Law School professors Maria Woltjen and Elizabeth Frankel spoke to students about unaccompanied immigrant children in the United States and the shortcomings of current child immigration policies on Tuesday. Woltjen and Frankel direct the Young Center for Immigrant Children’s Rights, an independent nonprofit based at the Law School, which trains law students and volunteers to represent immigrant children in courtroom proceedings.

Children come to the United States to escape conditions of poverty and deprivation, to find their parents, or to flee gang recruitment, armed conflict, child abuse, and prosecution, the speakers said.

“One of the hardest things about working with these kids is gaining their trust and figuring out what their stories are—these kids are coached heavily to tell a certain story by their traffickers and family members, so we spend a lot of time working with them and really figuring out why they came to the United States,” Frankel said.

Frankel and Woltjen contend that there is no requirement under the Immigration Nationality Act mandating judges to consider the best interests of the children when deciding whether to deport them. Furthermore, the children have to prove they have a right to remain in the United States but have no right to an attorney and often have to represent themselves.

“These kids—they had a plan. They thought they were going to reach Mom or Dad or Uncle. They want to work, pay mortgage for the home, and now they are getting threats and are stuck in this place where they don’t know what is going to happen, and they are really scared and confused,” Frankel said.

In 2012, 15,000 children were apprehended by the federal government and placed in immigration detention, Frankel said, and now face deportation proceedings. In years past, the number was closer to 8,000 annually. Projections estimate that 24,000 children will be taken into custody this year.
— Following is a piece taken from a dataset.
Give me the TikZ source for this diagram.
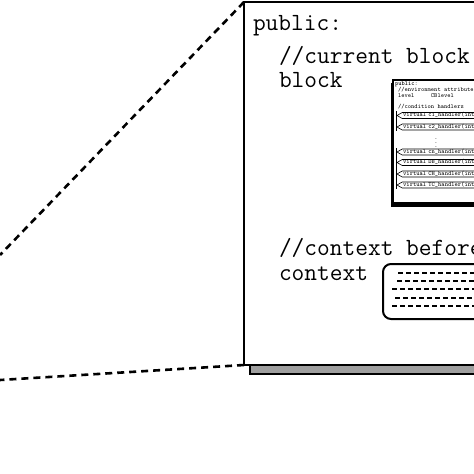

“We have heard many different possible reasons for this [increase]—violence in their countries, two consecutive droughts in Guatemala, poverty, the economy—but we really don’t know,” Frankel said.

A little over a decade ago, there was one detainment facility in Chicago with 70 children. There are now six detention centers throughout the Chicagoland area that house over 400 kids, the speakers said. The Center aims to provide assistance for these children but has to contend with constraints in its resources in the face of growing demand for its services.

“When Maria started, we used to always automatically serve any young child under the age of 15. Now if we served every child under the age of 15, I don’t think we would ever be able to sleep. There would be so many kids,” Frankel said.

The event was hosted by the UChicago chapter of the American Civil Liberties Union.